Vamos a exemplos. O primeiro e mais óbvio é o da derrama estadual. Sim, já sei que eliminar a derrama estadual vai beneficiar as grandes empresas, etc. etc., a conversa do costume. Mas será que, quando foi introduzida, a derrama não prejudicou especificamente as tais grandes empresas? O argumento não valerá para os dois lados? É bom lembrar que a progressividade fiscal de que fala a Constituição (art. 104.º) se refere apenas ao imposto das pessoas singulares e não ao das empresas, que deve simplesmente incidir sobre o seu “rendimento real” (lá voltaremos). Como mencionado no mais recente estudo publicado pelo Instituto Mais Liberdade, no qual que tive o (sádico?) prazer de colaborar, Portugal é dos únicos países da Europa com um IRC que penaliza o aumento dos lucros, e é certamente o que tem o maior número desses escalões adicionais.

A “derrama estadual” (belo eufemismo) foi literalmente inventada quando o Partido Socialista nos ia levando à falência e já não sabia onde mais ir buscar dinheiro. Foi mais um desses impostos “extraordinários” e “temporários” que, uma vez tomando-se-lhes o gosto, nunca mais há coragem para eliminar. Mas eis o mais simbólico, para os que tiverem memória curta: é que a última alteração, em 2019, que introduziu o escalão dos 9% e levou Portugal para a taxa máxima de IRC mais elevada dos países europeus da OCDE, esse último prego no nosso caixão anti-lucros, foi introduzida por proposta do… PCP! Essa autoria até nem é totalmente de surpreender, mas contemple-se o cenário: os líderes dos dois maiores partidos passam semanas a discutir como reformar o IRC de forma a estimular o investimento em Portugal, mas nenhum se lembra de começar por limpar as influências comunistas desse imposto.
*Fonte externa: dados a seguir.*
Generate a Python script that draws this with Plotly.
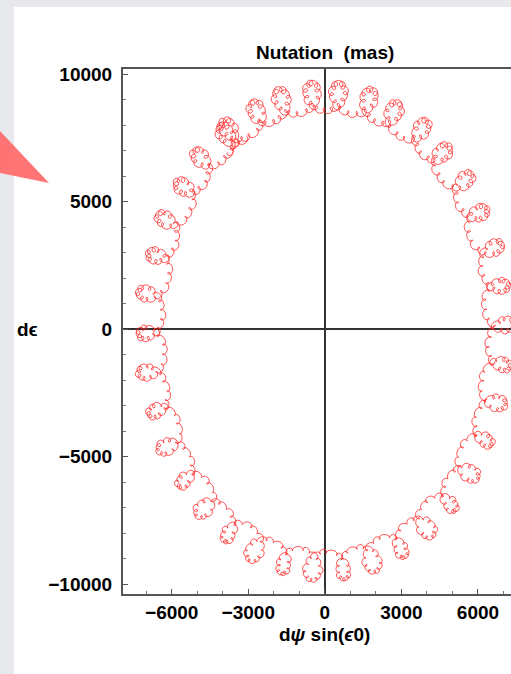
import numpy as np
import plotly.graph_objects as go

# Leading terms of the IAU 1980 nutation series (mas)
# multipliers of the Delaunay arguments l, l', F, D, Omega
term_l = [0, 0, 0, 0, 0, 1, 0, 0, 1, 0, 1, 0, -1]
term_lp = [0, 0, 0, 0, 1, 0, 1, 0, 0, -1, 0, 0, 0]
term_F = [0, 2, 2, 0, 0, 0, 2, 2, 2, 2, 0, 2, 2]
term_D = [0, -2, 0, 0, 0, 0, -2, 0, 0, -2, -2, -2, 0]
term_Om = [1, 2, 2, 2, 0, 0, 2, 1, 2, 2, 0, 1, 2]
dpsi_mas = [-17199.6, -1318.7, -227.4, 206.2, 142.6, 71.2, -51.7, -38.6, -30.1, 21.7, -15.8, 12.9, 12.3]
deps_mas = [9202.5, 573.6, 97.7, -89.5, 5.4, -0.7, 22.4, 20.0, 12.9, -9.5, -0.1, -7.0, -5.3]

# Delaunay arguments: value at J2000 and rate (deg / Julian century)
arg0_deg = [134.96298, 357.52772, 93.27191, 297.85036, 125.04452]
rate_deg = [477198.867398, 35999.05034, 483202.017538, 445267.11148, -1934.136261]
eps0_deg = 23.439

# time span shown (days from J2000)
start_day = 1650
span_days = 6940
step_days = 0.25

x_ticks = [-6000, -3000, 0, 3000, 6000]
y_ticks = [-10000, -5000, 0, 5000, 10000]

t = np.arange(start_day, start_day + span_days, step_days) / 36525.0
args = [np.radians(a + r * t) for a, r in zip(arg0_deg, rate_deg)]
dpsi = np.zeros_like(t)
deps = np.zeros_like(t)
for k in range(len(dpsi_mas)):
    phase = (term_l[k] * args[0] + term_lp[k] * args[1] + term_F[k] * args[2]
             + term_D[k] * args[3] + term_Om[k] * args[4])
    dpsi += dpsi_mas[k] * np.sin(phase)
    deps += deps_mas[k] * np.cos(phase)
x = dpsi * np.sin(np.radians(eps0_deg))

FONT = "Liberation Sans, Arial, sans-serif"
W, H = 511, 674
L, R, T, B = 123, 0, 69, 80
pw, ph = W - L - R, H - T - B


def px(xp):
    return (xp - L) / pw


def py(yp):
    return (H - B - yp) / ph


fig = go.Figure()
fig.add_trace(go.Scatter(
    x=x, y=deps, mode="lines",
    line=dict(color="#ff2a2a", width=0.8),
    hoverinfo="skip", showlegend=False,
))

axis_common = dict(
    showgrid=False,
    showline=True, linecolor="#555555", linewidth=2,
    zeroline=True, zerolinecolor="#333333", zerolinewidth=2,
    ticks="inside", ticklen=5, tickcolor="#555555",
    minor=dict(dtick=1000, ticks="inside", ticklen=3, tickcolor="#777777"),
    tickfont=dict(family=FONT, size=19, color="black", weight="bold"),
    tickformat="d",
    fixedrange=True,
)
fig.update_xaxes(**axis_common, range=[-7910, 7294], tickvals=x_ticks,
                 mirror=True, ticklabelstandoff=0)
fig.update_yaxes(**axis_common, range=[-10392, 10196], tickvals=y_ticks,
                 ticklabelstandoff=5)

fig.update_layout(
    width=W, height=H,
    margin=dict(l=L, r=R, t=T, b=B),
    paper_bgcolor="#e8e9ec",
    plot_bgcolor="white",
    shapes=[
        # white slide panel
        dict(type="rect", xref="paper", yref="paper", layer="below",
             x0=px(14), x1=px(W + 5), y0=py(7), y1=py(H + 5),
             fillcolor="white", line=dict(width=0)),
        # pointer arrow
        dict(type="path", xref="paper", yref="paper", layer="above",
             path=f"M {px(0)},{py(131)} L {px(49)},{py(183)} L {px(0)},{py(173)} Z",
             fillcolor="rgba(255,110,110,0.95)", line=dict(width=0)),
    ],
    annotations=[
        dict(text="<b>Nutation  (mas)</b>", x=0, xref="x", y=py(53), yref="paper",
             xanchor="center", yanchor="middle",
             showarrow=False, font=dict(family=FONT, size=19, color="black")),
        dict(text="<b>d<i>ψ</i> sin(<i>ϵ</i>0)</b>", x=0, xref="x", y=py(634), yref="paper",
             xanchor="center", yanchor="middle",
             showarrow=False, font=dict(family=FONT, size=19, color="black")),
        dict(text="<b>dϵ</b>", x=px(27), xref="paper", y=0, yref="y",
             xanchor="center", yanchor="middle",
             showarrow=False, font=dict(family=FONT, size=19, color="black")),
    ],
)

fig.write_html(
    "out.html",
    config={"displayModeBar": False},
    post_script="document.body.style.margin='0';document.body.style.overflow='hidden';",
)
Será preciso explicar que influências comunistas não são lá um grande chamativo para investidores? Do que estamos à espera?

Enfim, eu entendo que acabar com a derrama estadual de uma só vez seja complicado pela “perda” de receita (se assumimos que parte do rendimento das empresas já pertence ao Estado por direito). Mas, se queremos tributar, ao menos que simplifiquemos. Acabemos com os 9% comunistas (salvo seja) e baixemos a derrama estadual de forma a que as derramas adicionais (sim, há outra…) nunca superem os 5%. Não seria tão mais simples? Taxa geral de 20%, porque somos uma social-democracia (que remédio…), e derramas adicionais até 5%, enquanto os socialistas não deixarem acabar de vez com a estupidez. Não é perfeito, mas já “estou por tudo”…
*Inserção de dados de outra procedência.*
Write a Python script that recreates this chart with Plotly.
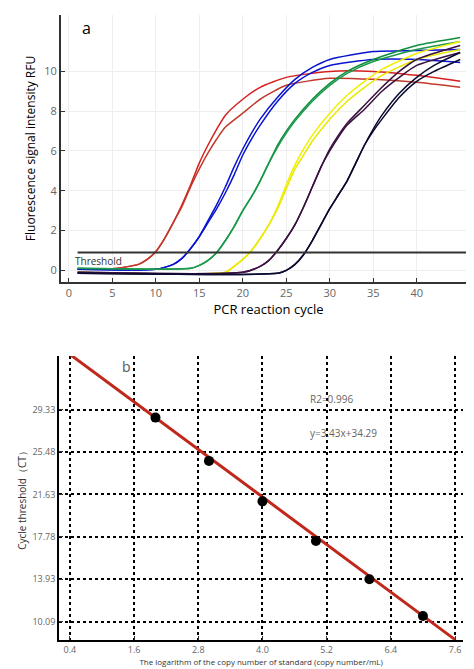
import plotly.graph_objects as go
from plotly.subplots import make_subplots

# ---- panel a: amplification curves (cycle, RFU) ----
CYC_RED = [1, 5, 8, 9, 10, 11, 12, 13, 14, 15, 16, 17, 18, 20, 22, 25, 30, 35, 40, 45]
RED1 = [0.05, 0.08, 0.3, 0.55, 0.95, 1.6, 2.4, 3.3, 4.3, 5.4, 6.3, 7.1, 7.8, 8.6, 9.2, 9.7, 10.0, 10.0, 9.8, 9.5]
RED2 = [0.05, 0.08, 0.3, 0.55, 0.95, 1.6, 2.4, 3.2, 4.2, 5.1, 5.9, 6.6, 7.2, 7.9, 8.6, 9.3, 9.65, 9.6, 9.45, 9.2]

CYC_BLUE = [1, 10, 12, 13, 14, 15, 16, 17, 18, 19, 20, 21, 22, 24, 26, 28, 30, 35, 40, 45]
BLUE1 = [0.05, 0.05, 0.3, 0.6, 1.1, 1.7, 2.5, 3.3, 4.2, 5.2, 6.1, 6.9, 7.6, 8.7, 9.6, 10.2, 10.6, 11.0, 11.05, 11.1]
BLUE2 = [0.05, 0.05, 0.3, 0.6, 1.1, 1.7, 2.4, 3.1, 3.9, 4.8, 5.8, 6.6, 7.3, 8.5, 9.4, 9.95, 10.3, 10.6, 10.6, 10.45]

CYC_GREEN = [1, 14, 15, 16, 17, 18, 19, 20, 21, 22, 23, 24, 25, 26, 28, 30, 32, 35, 40, 45]
GREEN1 = [0.1, 0.1, 0.25, 0.5, 0.9, 1.5, 2.2, 3.0, 3.7, 4.5, 5.4, 6.3, 7.0, 7.6, 8.6, 9.4, 10.0, 10.6, 11.3, 11.7]
GREEN2 = [0.1, 0.1, 0.25, 0.5, 0.9, 1.5, 2.2, 3.0, 3.7, 4.5, 5.4, 6.2, 6.9, 7.5, 8.5, 9.3, 9.9, 10.5, 11.1, 11.5]

CYC_YELLOW = [1, 18, 19, 20, 21, 22, 23, 24, 25, 26, 27, 28, 30, 32, 34, 36, 40, 45]
YELLOW1 = [-0.1, -0.1, 0.2, 0.55, 1.0, 1.6, 2.3, 3.2, 4.3, 5.3, 6.1, 6.8, 7.9, 8.8, 9.5, 10.1, 10.9, 11.5]
YELLOW2 = [-0.1, -0.1, 0.2, 0.55, 1.0, 1.6, 2.3, 3.1, 4.1, 5.1, 5.8, 6.5, 7.6, 8.5, 9.2, 9.8, 10.6, 11.1]

CYC_PURPLE = [1, 20, 22, 23, 24, 25, 26, 27, 28, 29, 30, 31, 32, 34, 36, 38, 40, 45]
PURPLE1 = [-0.1, -0.1, 0.2, 0.5, 1.0, 1.6, 2.3, 3.2, 4.2, 5.2, 6.1, 6.8, 7.4, 8.3, 9.2, 10.0, 10.6, 11.3]
PURPLE2 = [-0.1, -0.1, 0.2, 0.5, 1.0, 1.6, 2.3, 3.2, 4.2, 5.2, 6.0, 6.7, 7.3, 8.1, 9.0, 9.7, 10.3, 10.95]

CYC_BLACK = [1, 24, 25, 26, 27, 28, 29, 30, 31, 32, 33, 34, 35, 36, 38, 40, 42, 45]
BLACK1 = [-0.15, -0.15, 0.0, 0.3, 0.8, 1.5, 2.3, 3.1, 3.8, 4.5, 5.4, 6.3, 7.1, 7.8, 8.9, 9.7, 10.3, 10.95]
BLACK2 = [-0.15, -0.15, 0.0, 0.3, 0.8, 1.5, 2.3, 3.1, 3.8, 4.5, 5.4, 6.3, 7.0, 7.6, 8.7, 9.5, 10.0, 10.6]

THRESHOLD = 0.9
THRESH_X = [1, 46.8]

# ---- panel b: standard curve ----
LOG_COPIES = [2, 3, 4, 5, 6, 7]
CT = [28.6, 24.67, 21.0, 17.4, 13.93, 10.6]
FIT_X = [0.3, 7.6]
FIT_Y = [34.7, 8.45]
CT_TICKS = [29.33, 25.48, 21.63, 17.78, 13.93, 10.09]
LOG_TICKS = [0.4, 1.6, 2.8, 4.0, 5.2, 6.4, 7.6]

fig = make_subplots(rows=2, cols=1)

curves = [
    (CYC_RED, RED1, '#d62020'), (CYC_RED, RED2, '#c0392b'),
    (CYC_BLUE, BLUE1, '#0a14d0'), (CYC_BLUE, BLUE2, '#0a14d0'),
    (CYC_GREEN, GREEN1, '#0f8f3c'), (CYC_GREEN, GREEN2, '#1a9a4a'),
    (CYC_YELLOW, YELLOW1, '#f2f000'), (CYC_YELLOW, YELLOW2, '#e8e800'),
    (CYC_PURPLE, PURPLE1, '#3a1040'), (CYC_PURPLE, PURPLE2, '#3a1040'),
    (CYC_BLACK, BLACK1, '#0a0a30'), (CYC_BLACK, BLACK2, '#0a0a30'),
]
for xs, ys, col in curves:
    fig.add_trace(go.Scatter(x=xs, y=ys, mode='lines', line=dict(color=col, width=1.5, shape='spline', smoothing=0.6),
                             showlegend=False), row=1, col=1)
fig.add_trace(go.Scatter(x=THRESH_X, y=[THRESHOLD, THRESHOLD], mode='lines',
                         line=dict(color='#333', width=2), showlegend=False), row=1, col=1)

fig.add_trace(go.Scatter(x=FIT_X, y=FIT_Y, mode='lines', line=dict(color='#c0281c', width=3),
                         showlegend=False), row=2, col=1)
fig.add_trace(go.Scatter(x=LOG_COPIES, y=CT, mode='markers', marker=dict(color='black', size=10),
                         showlegend=False), row=2, col=1)

fig.update_layout(
    width=474, height=669, margin=dict(l=0, r=0, t=0, b=0),
    plot_bgcolor='white', paper_bgcolor='white',
    font=dict(family='Open Sans, sans-serif', color='#666'),
    xaxis=dict(domain=[0.112, 0.987], range=[-0.9, 46.8], tickvals=[0, 5, 10, 15, 20, 25, 30, 35, 40],
               showgrid=True, gridcolor='#eeeeee', zeroline=False, showline=True, linecolor='#333', linewidth=2,
               ticks='inside', ticklen=4, tickcolor='#333', tickfont=dict(size=11),
               title=dict(text='PCR reaction cycle', font=dict(size=13, color='black'), standoff=4)),
    yaxis=dict(domain=[0.59, 0.99], range=[-0.6, 12.85], tickvals=[0, 2, 4, 6, 8, 10],
               showgrid=True, gridcolor='#eeeeee', zeroline=False, showline=True, linecolor='#333', linewidth=2,
               ticks='inside', ticklen=4, tickcolor='#333', tickfont=dict(size=11),
               title=dict(text='Fluorescence signal intensity RFU', font=dict(size=12, color='black'), standoff=6)),
    xaxis2=dict(domain=[0.108, 0.96], range=[0.2, 7.75], tickvals=LOG_TICKS,
                ticktext=['0.4', '1.6', '2.8', '4.0', '5.2', '6.4', '7.6'],
                showgrid=True, gridcolor='black', griddash='dot', gridwidth=1.5, zeroline=False,
                showline=True, linecolor='black', linewidth=2, ticks='inside', ticklen=4, tickcolor='#333',
                tickfont=dict(size=9),
                title=dict(text='The logarithm of the copy number of standard (copy number/mL)',
                           font=dict(size=8, color='#333'), standoff=2)),
    yaxis2=dict(domain=[0.055, 0.48], range=[8.4, 34.2], tickvals=CT_TICKS,
                ticktext=[f'{v:.2f}' for v in CT_TICKS],
                showgrid=True, gridcolor='black', griddash='dot', gridwidth=1.5, zeroline=False,
                showline=True, linecolor='black', linewidth=2, ticks='inside', ticklen=4, tickcolor='#333',
                tickfont=dict(size=9),
                title=dict(text='Cycle threshold（CT）', font=dict(size=10, color='#333'), standoff=4)),
)

fig.add_annotation(x=2.0, y=12.2, xref='x', yref='y', text='a', showarrow=False, font=dict(size=16, color='black'))
fig.add_annotation(x=0.5, y=THRESHOLD, xref='x', yref='y', text='Threshold', showarrow=False,
                   xanchor='left', yanchor='top', font=dict(size=10, color='#333'))
fig.add_annotation(x=1.45, y=33.2, xref='x2', yref='y2', text='b', showarrow=False, font=dict(size=14, color='#555'))
fig.add_annotation(x=4.85, y=30.3, xref='x2', yref='y2', text='R2=0.996', showarrow=False, xanchor='left',
                   font=dict(size=10, color='#666'))
fig.add_annotation(x=4.85, y=27.2, xref='x2', yref='y2', text='y=3.43x+34.29', showarrow=False, xanchor='left',
                   font=dict(size=10, color='#666'))

fig.write_html("out.html")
Ainda assim, falar de taxas é algo que, como temos visto, a classe política e comentadora ainda vai fazendo. Só que depois o diabo está (também) nos detalhes. Pergunto-me se haverá no Parlamento quem tenha experiência prática para saber que, apesar de os prejuízos fiscais terem passado (e bem) a ser indefinidamente reportáveis para o futuro, os mesmos só podem ser abatidos contra a taxa geral de 21% e não contra as derramas. Ou seja, se uma empresa tem prejuízo num ano, Portugal deixa que esse prejuízo seja abatido contra o lucro no ano seguinte, mas vai lá na mesma cobrar a derrama dos 9%. Alguma empresa estrangeira tem paciência para esta brincadeira? Só mesmo as que vêm cá parar sem antes saberem no que se estão a meter.
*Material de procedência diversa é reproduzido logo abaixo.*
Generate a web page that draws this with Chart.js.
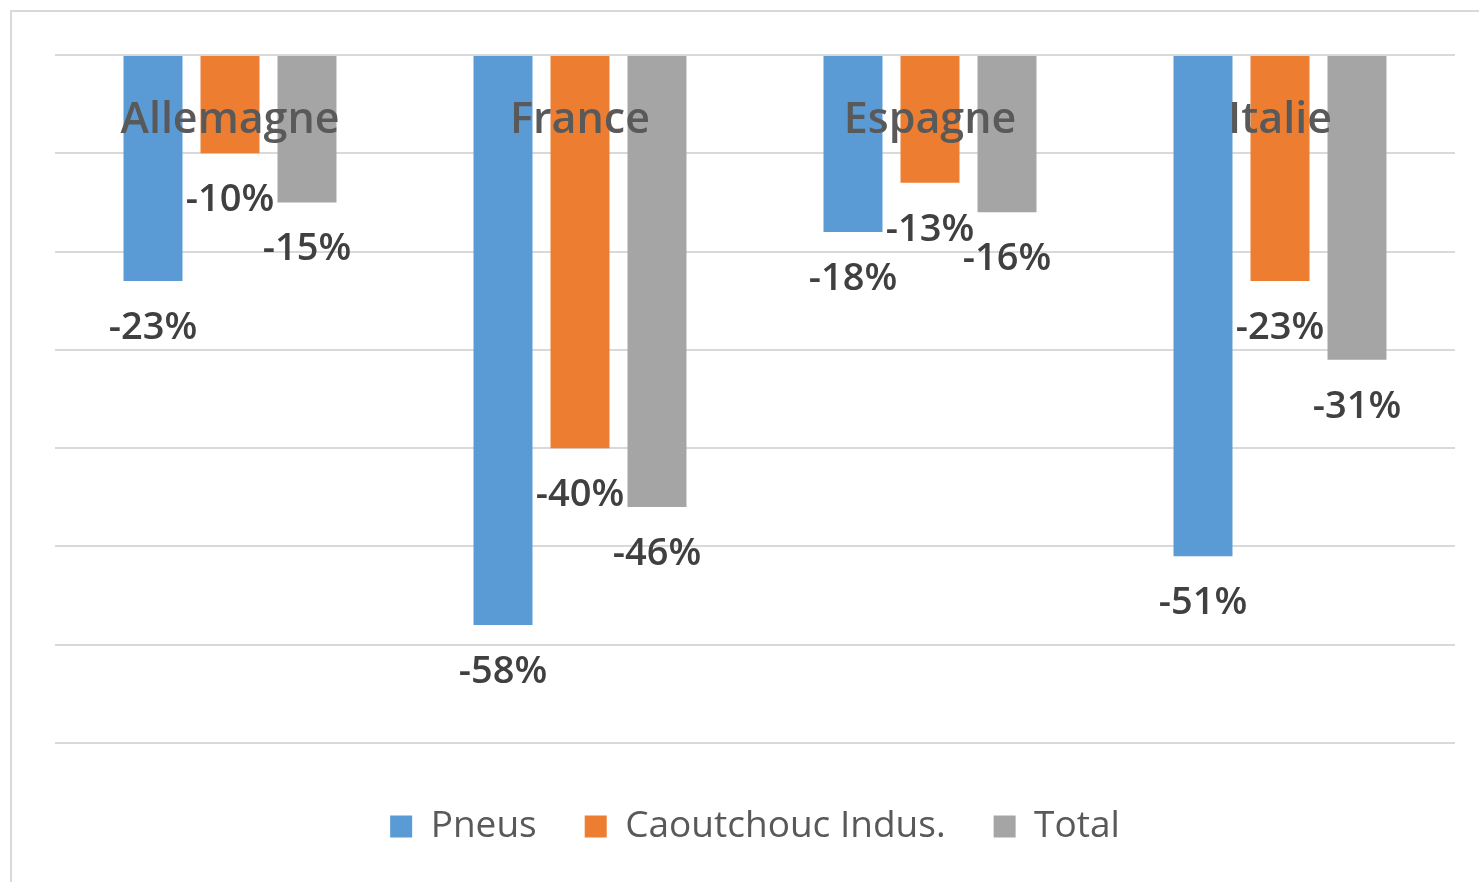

Vamos a outra? Falamos de querer manter empresas e talento em Portugal, certo? Mas em 2010 (sempre 2010…), no seguimento da crise financeira e em “parceria” com novas regras impostas pelo Banco de Portugal sobre a remuneração dos administradores bancários, foi introduzida uma”tributação autónoma” de 35% (!) sobre os bónus a administradores (de quaisquer empresas!) que sejam superiores a 27 500€ e não sejam diferidos no tempo, pelo menos na sua metade, em pelo menos 3 anos, mediante bom desempenho da empresa. Ou seja, os suspeitos do costume, que governavam em 2010, aproveitaram o puxão de orelhas dado aos bancos para se meterem nas decisões de remuneração… das pastelarias, que, assim, se quiserem dar um bónus de 50 mil euros ao seu administrador ou gestor em determinado ano, vão ter de pagar 35% disso em IRC (não era constitucionalmente suposto incidir sobre os lucros?), para além de o administrador ter de pagar IRS sobre o mesmo valor! Eu acho interessante como tantos empresários se queixam da tributação autónoma das viaturas, mas ninguém fala deste autêntico atentado fiscal à soberania das empresas privadas (talvez porque são poucas as empresas com bónus para distribuir e as que restam não têm tido coragem de fazer valer a sua honra enquanto taxpayers? Esperemos que a nova Associação de Contribuintes venha ajudar.)

Enfim, a conversa já vai longa, mas o nosso IRC tem mesmo muitos “podres” para desvendar. Em vez de inventarmos mais deduções e incentivos, em vez de andarmos na ilusão de que vamos ensinar aos outros países como é que se faz um sistema fiscal competitivo, em vez de sermos (tão) socialistas, sejamos humildes: basta corrigir a estupidez.